Let’s bring the concept of swearing an oath into our New Testament understanding. Guess what the Greek word for oath is? The Greek word for “oath” is “mysterion”—mystery—a concept which is found throughout the New Testament—a concept used in Eph 5:31-32 that
describes the marital relationship between a man and woman as a type of the marriage between Christ and the Church: For this reason a man will leave his father and mother and be united to his wife, and the two will become one flesh.”  32  This is a profound mystery—but I am talking about Christ and the church.”


When a man and woman say, “I do,” they are vowing to each other before the Lord that they will stay together until one of them dies. In the fulfillment of the marital covenant, the two become one. The man no longer lives for himself, nor the woman for herself. A new unity, a new diversity, a new family is established. The covenant relationship the man and woman enter when they make their vows calls for total faithfulness. Husband and wife are to love and be
true to and cherish each other—exclusively! The man is to be true to his wife and she to him. Both remain distinct persons, yet from the Bible’s point of view, two now share a mystery of oneness.


The Lord Jesus clearly taught what God expected when He said: “For this reason a man will leave his father and mother and be united to his wife, and the two will become one flesh.  6  So they are no longer two, but one flesh. Therefore what God has joined together, let no
one separate.” Matt 19:5-6.


The marriage vow is the verbal expression of a lifelong commitment made in the mind and heart, and before our Lord. That is God’s design. The richest fulfillment of marriage is anchored in that concept.

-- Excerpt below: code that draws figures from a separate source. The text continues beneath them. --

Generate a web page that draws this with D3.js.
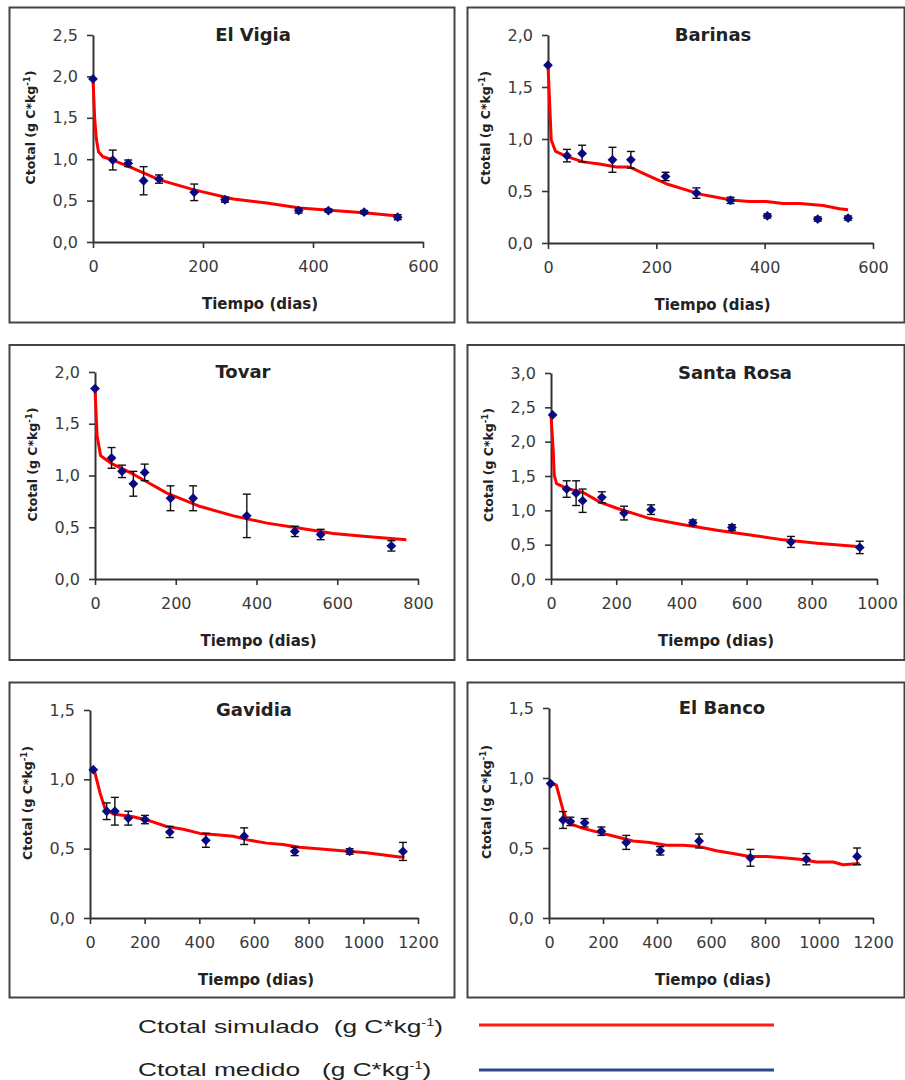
<!DOCTYPE html>
<html>
<head>
<meta charset="utf-8">
<script src="https://cdn.jsdelivr.net/npm/d3@7"></script>
<style>
  body { margin: 0; background: #fff; }
  svg { display: block; }
  .axis .tick text { font-family: "DejaVu Sans", sans-serif; font-size: 16px; fill: #3a3a3a; }
  .axis path { stroke: #333; stroke-width: 2; }
  .axis line { stroke: #333; stroke-width: 1.6; }
</style>
</head>
<body>
<div class="main"></div>
<script>
// sites and axis limits
const sitios = ["El Vigia", "Barinas", "Tovar", "Santa Rosa", "Gavidia", "El Banco"];
const diasMax = [600, 600, 800, 1000, 1200, 1200];
const ctotalMax = [2.5, 2.0, 2.0, 3.0, 1.5, 1.5];

// El Vigia
const vigiaDias    = [0, 36, 64, 92, 120, 184, 240, 374, 428, 493, 554];
const vigiaMedido  = [1.97, 0.99, 0.95, 0.74, 0.76, 0.60, 0.51, 0.38, 0.38, 0.36, 0.30];
const vigiaError   = [0, 0.12, 0.04, 0.17, 0.05, 0.10, 0.03, 0.03, 0.02, 0.02, 0.03];
const vigiaSimDias = [0, 3, 6, 10, 18, 36, 73, 121, 184, 255, 316, 376, 437, 498, 559];
const vigiaSim     = [1.97, 1.50, 1.25, 1.09, 1.03, 0.99, 0.89, 0.75, 0.63, 0.52, 0.47, 0.41, 0.38, 0.35, 0.31];

// Barinas
const barinasDias    = [0, 35, 63, 119, 153, 217, 274, 337, 405, 498, 554];
const barinasMedido  = [1.71, 0.84, 0.86, 0.80, 0.80, 0.64, 0.48, 0.41, 0.26, 0.23, 0.24];
const barinasError   = [0, 0.06, 0.08, 0.12, 0.08, 0.04, 0.05, 0.03, 0.02, 0.02, 0.02];
const barinasSimDias = [0, 6, 14, 35, 65, 95, 126, 151, 188, 218, 249, 280, 311, 342, 372, 403, 434, 465, 508, 538, 554];
const barinasSim     = [1.71, 0.99, 0.88, 0.83, 0.78, 0.76, 0.73, 0.73, 0.64, 0.57, 0.52, 0.47, 0.44, 0.41, 0.40, 0.40, 0.38, 0.38, 0.36, 0.33, 0.32];

// Tovar
const tovarDias    = [0, 41, 67, 95, 123, 187, 243, 376, 495, 559, 734];
const tovarMedido  = [1.84, 1.17, 1.04, 0.92, 1.03, 0.78, 0.78, 0.61, 0.46, 0.43, 0.32];
const tovarError   = [0, 0.10, 0.06, 0.12, 0.08, 0.12, 0.12, 0.21, 0.05, 0.05, 0.05];
const tovarSimDias = [0, 5, 14, 39, 96, 137, 178, 261, 343, 426, 508, 590, 672, 771];
const tovarSim     = [1.84, 1.39, 1.19, 1.12, 1.01, 0.92, 0.83, 0.70, 0.61, 0.54, 0.49, 0.44, 0.41, 0.38];

// Santa Rosa
const rosaDias    = [5, 48, 77, 97, 156, 224, 307, 435, 555, 736, 947];
const rosaMedido  = [2.39, 1.31, 1.25, 1.14, 1.19, 0.96, 1.01, 0.82, 0.75, 0.54, 0.46];
const rosaError   = [0, 0.12, 0.18, 0.17, 0.08, 0.10, 0.07, 0.04, 0.04, 0.08, 0.09];
const rosaSimDias = [0, 7, 10, 17, 48, 99, 150, 202, 304, 406, 509, 611, 713, 816, 949];
const rosaSim     = [2.39, 1.85, 1.51, 1.39, 1.32, 1.26, 1.12, 1.03, 0.88, 0.79, 0.71, 0.64, 0.57, 0.52, 0.47];

// Gavidia
const gavidiaDias    = [12, 61, 91, 140, 201, 292, 424, 564, 749, 950, 1145];
const gavidiaMedido  = [1.07, 0.77, 0.77, 0.72, 0.71, 0.62, 0.56, 0.59, 0.48, 0.48, 0.48];
const gavidiaError   = [0, 0.06, 0.10, 0.05, 0.03, 0.04, 0.05, 0.06, 0.03, 0.02, 0.065];
const gavidiaSimDias = [15, 37, 55, 85, 158, 219, 280, 341, 402, 463, 524, 585, 646, 706, 767, 889, 1011, 1133, 1151];
const gavidiaSim     = [1.07, 0.90, 0.79, 0.75, 0.73, 0.70, 0.66, 0.64, 0.61, 0.60, 0.59, 0.56, 0.54, 0.53, 0.51, 0.49, 0.47, 0.44, 0.44];

// El Banco
const bancoDias    = [6, 52, 79, 132, 194, 286, 412, 556, 746, 953, 1141];
const bancoMedido  = [0.96, 0.70, 0.69, 0.68, 0.62, 0.54, 0.48, 0.55, 0.43, 0.42, 0.44];
const bancoError   = [0, 0.06, 0.03, 0.03, 0.03, 0.05, 0.03, 0.05, 0.06, 0.04, 0.06];
const bancoSimDias = [6, 27, 52, 70, 126, 188, 249, 311, 373, 435, 496, 558, 620, 681, 743, 805, 867, 928, 990, 1052, 1089, 1151];
const bancoSim     = [0.96, 0.95, 0.77, 0.68, 0.64, 0.61, 0.58, 0.55, 0.54, 0.52, 0.52, 0.51, 0.48, 0.46, 0.44, 0.44, 0.43, 0.42, 0.40, 0.40, 0.38, 0.39];

const medidos = [
  [vigiaDias, vigiaMedido, vigiaError],
  [barinasDias, barinasMedido, barinasError],
  [tovarDias, tovarMedido, tovarError],
  [rosaDias, rosaMedido, rosaError],
  [gavidiaDias, gavidiaMedido, gavidiaError],
  [bancoDias, bancoMedido, bancoError]
];
const simulados = [
  [vigiaSimDias, vigiaSim],
  [barinasSimDias, barinasSim],
  [tovarSimDias, tovarSim],
  [rosaSimDias, rosaSim],
  [gavidiaSimDias, gavidiaSim],
  [bancoSimDias, bancoSim]
];

// layout: frame boxes and plot areas [left, right, top, bottom]
const boxX = [9.5, 467.5], boxW = [445, 437];
const boxY = [7.5, 345, 682.5], boxH = 315;
const plots = [
  [93, 423, 35, 242], [548, 873, 35, 243],
  [95, 418, 372, 579], [551, 877, 373, 579],
  [90, 418, 710, 918], [549, 873, 708, 918]
];
const titleX = [253, 713, 243, 735, 254, 722];

const comma = v => d3.format(".1f")(v).replace(".", ",");

const svg = d3.select('.main').append('svg')
    .attr("width", 905)
    .attr("height", 1080);

sitios.forEach(function(sitio, i) {
    const col = i % 2, row = Math.floor(i / 2);
    const p = plots[i];

    // frame
    svg.append("rect")
        .attr("x", boxX[col]).attr("y", boxY[row])
        .attr("width", boxW[col]).attr("height", boxH)
        .attr("fill", "none")
        .attr("stroke", "#444")
        .attr("stroke-width", 2);

    const x = d3.scaleLinear().domain([0, diasMax[i]]).range([p[0], p[1]]);
    const y = d3.scaleLinear().domain([0, ctotalMax[i]]).range([p[3], p[2]]);

    svg.append("g")
        .attr("class", "axis")
        .attr("transform", "translate(0," + p[3] + ")")
        .call(d3.axisBottom(x).tickValues(d3.range(0, diasMax[i] + 1, 200))
            .tickSizeInner(6).tickSizeOuter(0).tickPadding(13).tickFormat(d3.format("d")));

    svg.append("g")
        .attr("class", "axis")
        .attr("transform", "translate(" + p[0] + ",0)")
        .call(d3.axisLeft(y).tickValues(d3.range(0, ctotalMax[i] + 0.01, 0.5))
            .tickSizeInner(6).tickSizeOuter(0).tickPadding(9).tickFormat(comma));

    // title
    svg.append("text")
        .attr("x", titleX[i]).attr("y", p[2] + 6)
        .attr("text-anchor", "middle")
        .attr("font-family", "DejaVu Sans, sans-serif")
        .attr("font-weight", "bold")
        .attr("font-size", 18)
        .attr("fill", "#222")
        .text(sitio);

    // x title
    svg.append("text")
        .attr("x", (p[0] + p[1]) / 2 + 2).attr("y", p[3] + 67)
        .attr("text-anchor", "middle")
        .attr("font-family", "DejaVu Sans, sans-serif")
        .attr("font-weight", "bold")
        .attr("font-size", 15)
        .attr("fill", "#222")
        .text("Tiempo (dias)");

    // y title
    const yl = svg.append("text")
        .attr("transform", "translate(" + (p[0] - 62) + "," + ((p[2] + p[3]) / 2 - 11) + ") rotate(-90)")
        .attr("text-anchor", "middle")
        .attr("dy", "0.35em")
        .attr("font-family", "DejaVu Sans, sans-serif")
        .attr("font-weight", "bold")
        .attr("font-size", 12.5)
        .attr("fill", "#222");
    yl.append("tspan").text("Ctotal (g C*kg");
    yl.append("tspan").attr("dy", -5).attr("font-size", 8.5).text("-1");
    yl.append("tspan").attr("dy", 5).text(")");

    // simulated line
    const sim = simulados[i][0].map((d, k) => ({ dia: d, c: simulados[i][1][k] }));
    svg.append("path")
        .datum(sim)
        .attr("fill", "none")
        .attr("stroke", "#ff0000")
        .attr("stroke-width", 3)
        .attr("stroke-linejoin", "round")
        .attr("d", d3.line().x(d => x(d.dia)).y(d => y(d.c)));

    // measured points with error bars
    const med = medidos[i][0].map((d, k) => ({ dia: d, c: medidos[i][1][k], e: medidos[i][2][k] }));
    const eb = svg.append("g").attr("stroke", "#111").attr("stroke-width", 1.4);
    med.filter(d => d.e > 0).forEach(function(d) {
        eb.append("line").attr("x1", x(d.dia)).attr("x2", x(d.dia))
            .attr("y1", y(d.c - d.e)).attr("y2", y(d.c + d.e));
        eb.append("line").attr("x1", x(d.dia) - 4).attr("x2", x(d.dia) + 4)
            .attr("y1", y(d.c - d.e)).attr("y2", y(d.c - d.e));
        eb.append("line").attr("x1", x(d.dia) - 4).attr("x2", x(d.dia) + 4)
            .attr("y1", y(d.c + d.e)).attr("y2", y(d.c + d.e));
    });

    svg.append("g").selectAll("path")
        .data(med)
        .enter().append("path")
        .attr("d", d3.symbol().type(d3.symbolSquare).size(48))
        .attr("transform", d => "translate(" + x(d.dia) + "," + y(d.c) + ") rotate(45)")
        .attr("fill", "#0a0a80");
});

// legend
const legend = [
  { label: "Ctotal simulado  (g C*kg", color: "#ff1a1a", y: 1033, ly: 1025 },
  { label: "Ctotal medido   (g C*kg", color: "#2c4a8c", y: 1076, ly: 1070 }
];
legend.forEach(function(l) {
    const t = svg.append("text")
        .attr("transform", "translate(138," + l.y + ") scale(1.46,1)")
        .attr("font-family", "Liberation Sans, Arial, sans-serif")
        .attr("font-size", 18)
        .attr("fill", "#222")
        .style("white-space", "pre");
    t.append("tspan").text(l.label);
    t.append("tspan").attr("dy", -7).attr("font-size", 10).text("-1");
    t.append("tspan").attr("dy", 7).text(")");
    svg.append("line")
        .attr("x1", 479).attr("x2", 774)
        .attr("y1", l.ly).attr("y2", l.ly)
        .attr("stroke", l.color)
        .attr("stroke-width", 3);
});
</script>
</body>
</html>
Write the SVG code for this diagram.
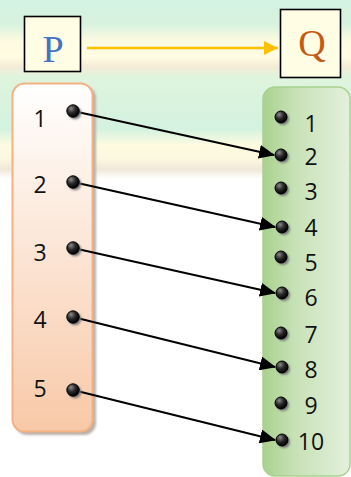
<svg xmlns="http://www.w3.org/2000/svg" width="351" height="477" viewBox="0 0 351 477">
<defs>
<linearGradient id="bg" x1="0" y1="0" x2="0" y2="477" gradientUnits="userSpaceOnUse">
<stop offset="0" stop-color="#d4f2e1"/>
<stop offset="0.05" stop-color="#d7f3df"/>
<stop offset="0.085" stop-color="#fcfae0"/>
<stop offset="0.12" stop-color="#fffce2"/>
<stop offset="0.14" stop-color="#f5ebd6"/>
<stop offset="0.16" stop-color="#dff4dd"/>
<stop offset="0.27" stop-color="#d3f2e0"/>
<stop offset="0.305" stop-color="#fefbe0"/>
<stop offset="0.335" stop-color="#fcf6df"/>
<stop offset="0.355" stop-color="#f0e7da"/>
<stop offset="0.375" stop-color="#ffffff"/>
<stop offset="1" stop-color="#ffffff"/>
</linearGradient>
<linearGradient id="lbox" x1="0" y1="0" x2="0" y2="1">
<stop offset="0" stop-color="#ffffff"/>
<stop offset="1" stop-color="#f8c9a8"/>
</linearGradient>
<linearGradient id="rbox" x1="0" y1="0" x2="1" y2="0">
<stop offset="0" stop-color="#a9d18e"/>
<stop offset="0.35" stop-color="#c6e1b5"/>
<stop offset="1" stop-color="#e4f0dc"/>
</linearGradient>
<radialGradient id="dotg" cx="0.35" cy="0.3" r="0.7">
<stop offset="0" stop-color="#8a8a8a"/>
<stop offset="0.5" stop-color="#2a2a2a"/>
<stop offset="1" stop-color="#000000"/>
</radialGradient>
<filter id="sh" x="-20%" y="-20%" width="140%" height="140%">
<feGaussianBlur stdDeviation="1"/>
</filter>
<marker id="ah" markerUnits="userSpaceOnUse" markerWidth="16" markerHeight="14" refX="15" refY="7" orient="auto">
<path d="M0,0 L16,7 L0,14 Z" fill="#000"/>
</marker>
<marker id="ahy" markerUnits="userSpaceOnUse" markerWidth="14" markerHeight="14" refX="14" refY="7" orient="auto">
<path d="M0,0 L14,7 L0,14 Z" fill="#ffc000"/>
</marker>
<style>
.lbl{font-family:"Open Sans","Noto Sans","Liberation Sans",sans-serif;font-size:23px;fill:#111;text-anchor:middle}
.dot{fill:url(#dotg);stroke:#000;stroke-width:1}
.dsh{fill:#777;filter:url(#sh)}
.conn{stroke:#000;stroke-width:2;fill:none;marker-end:url(#ah)}
.hdr{fill:#fffde3;stroke:#000;stroke-width:1.6}
.big{font-family:"Liberation Serif","Times New Roman",serif;font-size:38px;text-anchor:middle}
</style>
</defs>
<rect x="0" y="0" width="351" height="477" fill="url(#bg)"/>

<g id="node-P">
<rect class="hdr" x="24.5" y="16.5" width="56" height="55"/>
<text class="big" x="53" y="62" fill="#4472c4">P</text>
</g>
<g id="node-Q">
<rect class="hdr" x="280.5" y="9.5" width="60" height="68"/>
<text class="big" x="312" y="56" fill="#c55a11">Q</text>
</g>

<g id="set-P">
<rect x="15" y="86" width="81" height="349" rx="12" fill="#b9b0aa" filter="url(#sh)"/>
<rect x="12.5" y="83.5" width="80" height="348" rx="12" fill="url(#lbox)" stroke="#f4b183" stroke-width="2"/>
<text class="lbl" x="40" y="127">1</text>
<text class="lbl" x="40" y="193">2</text>
<text class="lbl" x="40" y="261">3</text>
<text class="lbl" x="40" y="328">4</text>
<text class="lbl" x="40" y="397">5</text>
</g>

<g id="set-Q">
<rect x="263" y="87" width="87" height="389" rx="12" fill="url(#rbox)" stroke="#a9d18e" stroke-width="1.5"/>
<text class="lbl" x="311" y="132">1</text>
<text class="lbl" x="311" y="165">2</text>
<text class="lbl" x="311" y="200">3</text>
<text class="lbl" x="311" y="236">4</text>
<text class="lbl" x="311" y="271">5</text>
<text class="lbl" x="311" y="306">6</text>
<text class="lbl" x="311" y="343">7</text>
<text class="lbl" x="311" y="378">8</text>
<text class="lbl" x="311" y="414">9</text>
<text class="lbl" x="311" y="450">10</text>
</g>

<g id="connectors">
<line x1="87" y1="48" x2="278" y2="48" stroke="#ffc000" stroke-width="2.5" marker-end="url(#ahy)"/>
<line class="conn" x1="73" y1="111" x2="274" y2="155"/>
<line class="conn" x1="73" y1="182" x2="275" y2="227"/>
<line class="conn" x1="73" y1="248" x2="275" y2="293"/>
<line class="conn" x1="73" y1="317" x2="275" y2="367"/>
<line class="conn" x1="73" y1="390" x2="275" y2="440"/>
</g>

<g id="dots-P">
<circle class="dsh" cx="75" cy="113" r="6.2"/><circle class="dot" cx="73" cy="111" r="6.2"/>
<circle class="dsh" cx="75" cy="184" r="6.2"/><circle class="dot" cx="73" cy="182" r="6.2"/>
<circle class="dsh" cx="75" cy="250" r="6.2"/><circle class="dot" cx="73" cy="248" r="6.2"/>
<circle class="dsh" cx="75" cy="319" r="6.2"/><circle class="dot" cx="73" cy="317" r="6.2"/>
<circle class="dsh" cx="75" cy="392" r="6.2"/><circle class="dot" cx="73" cy="390" r="6.2"/>
</g>
<g id="dots-Q">
<circle class="dsh" cx="283" cy="119" r="6"/><circle class="dot" cx="281" cy="117" r="6"/>
<circle class="dsh" cx="283" cy="157" r="6"/><circle class="dot" cx="281" cy="155" r="6"/>
<circle class="dsh" cx="283" cy="190" r="6"/><circle class="dot" cx="281" cy="188" r="6"/>
<circle class="dsh" cx="284" cy="229" r="6"/><circle class="dot" cx="282" cy="227" r="6"/>
<circle class="dsh" cx="283" cy="259" r="6"/><circle class="dot" cx="281" cy="257" r="6"/>
<circle class="dsh" cx="284" cy="295" r="6"/><circle class="dot" cx="282" cy="293" r="6"/>
<circle class="dsh" cx="283" cy="335" r="6"/><circle class="dot" cx="281" cy="333" r="6"/>
<circle class="dsh" cx="284" cy="369" r="6"/><circle class="dot" cx="282" cy="367" r="6"/>
<circle class="dsh" cx="283" cy="405" r="6"/><circle class="dot" cx="281" cy="403" r="6"/>
<circle class="dsh" cx="284" cy="442" r="6"/><circle class="dot" cx="282" cy="440" r="6"/>
</g>
</svg>
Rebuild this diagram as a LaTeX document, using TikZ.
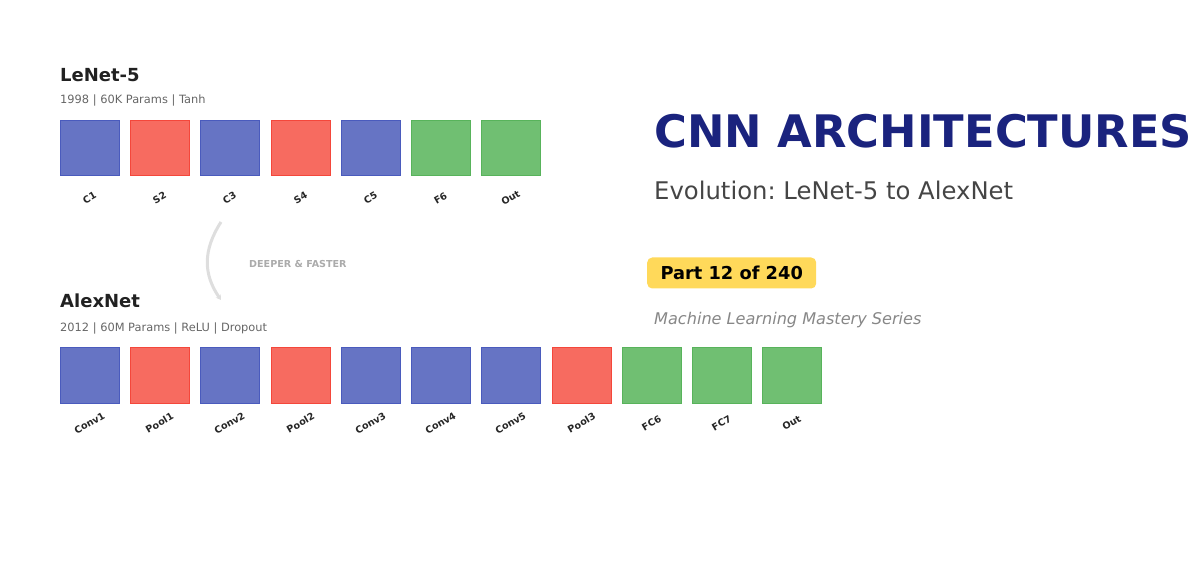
\documentclass[tikz,border=0pt]{standalone}
\usepackage{fontspec}
\setmainfont{DejaVu Sans}
\usetikzlibrary{arrows.meta}
\frenchspacing
\definecolor{cblue}{HTML}{6674C4}
\definecolor{cblueE}{HTML}{4A5BBD}
\definecolor{cred}{HTML}{F76B60}
\definecolor{credE}{HTML}{F4473B}
\definecolor{cgreen}{HTML}{70BF72}
\definecolor{cgreenE}{HTML}{58B35B}
\definecolor{navy}{HTML}{1A237E}
\definecolor{badge}{HTML}{FFD95A}
\tikzset{
  layer/.style={minimum width=58.5pt, minimum height=55.5pt, inner sep=0pt, line width=0.8pt, anchor=north west},
  conv/.style={layer, fill=cblue, draw=cblueE},
  pool/.style={layer, fill=cred, draw=credE},
  fc/.style={layer, fill=cgreen, draw=cgreenE},
  lbl/.style={rotate=30, font=\fontsize{9.6}{11}\selectfont\bfseries, text=black!85, inner sep=0pt},
  ttl/.style={anchor=base west, inner sep=0pt, font=\fontsize{18}{21}\selectfont\bfseries, text=black!87},
  sub/.style={anchor=base west, inner sep=0pt, font=\fontsize{11.4}{13}\selectfont, text=black!60},
}
\begin{document}
\begin{tikzpicture}[x=1pt,y=-1pt]
\useasboundingbox (0,0) rectangle (1200,580);
% LeNet
\node[ttl] (lt) at (60,81.5) {LeNet-5};
\node[sub] (ls) at (60,104) {1998 | 60K Params | Tanh};
\foreach \x/\s/\t [count=\i] in {60/conv/C1,130/pool/S2,200/conv/C3,271/pool/S4,341/conv/C5,411/fc/F6,481/fc/Out}{
  \node[\s] (l\i) at (\x,120) {};
  \node[lbl] (ll\i) at (\x+29.5,198) {\t};
}
% AlexNet
\node[ttl] (at) at (60,308) {AlexNet};
\node[sub] (as) at (60,331) {2012 | 60M Params | ReLU | Dropout};
\foreach \x/\s/\t [count=\i] in {60/conv/Conv1,130/pool/Pool1,200/conv/Conv2,271/pool/Pool2,341/conv/Conv3,411/conv/Conv4,481/conv/Conv5,552/pool/Pool3,622/fc/FC6,692/fc/FC7,762/fc/Out}{
  \node[\s] (a\i) at (\x,347) {};
  \node[lbl] (al\i) at (\x+29.5,423) {\t};
}
% arc
\coordinate (p1) at (221,222);
\coordinate (p2) at (221,300);
\draw[line width=3pt, draw=black!13, -{Stealth[length=5pt,width=6pt]}] (p1) .. controls (203,250) and (203,274) .. (p2);
\node[anchor=west, inner sep=0pt, font=\fontsize{9.6}{11}\selectfont\bfseries, text=black!33] (df) at (249,264) {DEEPER \& FASTER};
% right side
\node[anchor=base west, inner sep=0pt, font=\fontsize{44.8}{50}\selectfont\bfseries, text=navy] (title) at (654,148) {CNN ARCHITECTURES};
\node[anchor=base west, inner sep=0pt, font=\fontsize{24.3}{28}\selectfont, text=black!73] (evo) at (654,200) {Evolution: LeNet-5 to AlexNet};
\node[anchor=west, fill=badge, rounded corners=5pt, minimum height=31pt, minimum width=169pt, inner sep=0pt, font=\fontsize{17.8}{20}\selectfont\bfseries, text=black] (part) at (647,273) {Part 12 of 240};
\node[anchor=base west, inner sep=0pt, font=\fontsize{16.1}{19}\selectfont\itshape, text=black!47] (ser) at (654,324) {Machine Learning Mastery Series};
\end{tikzpicture}
\end{document}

When we say in the vow, “from this day forward,” we mean a lifetime. This promise is not made to be broken (Eccl. 5:4). Yes, such commitment is limiting. But it also sets a man or woman free to concentrate on the task of living out and adjusting and improving a
loving relationship through the sincere give-and-take of life. Such a covenant allows husband and wife to give one another the gift of a vowed love—a lifetime promise—that will carry them through physical illness and divergent interests and job pressures and problems with teenagers and unbelievable stress in the relationship. So complex—yet so simple. “I made a promise, and with the help of God I intend to keep it. I’m a person of my word. I’m in this for life”.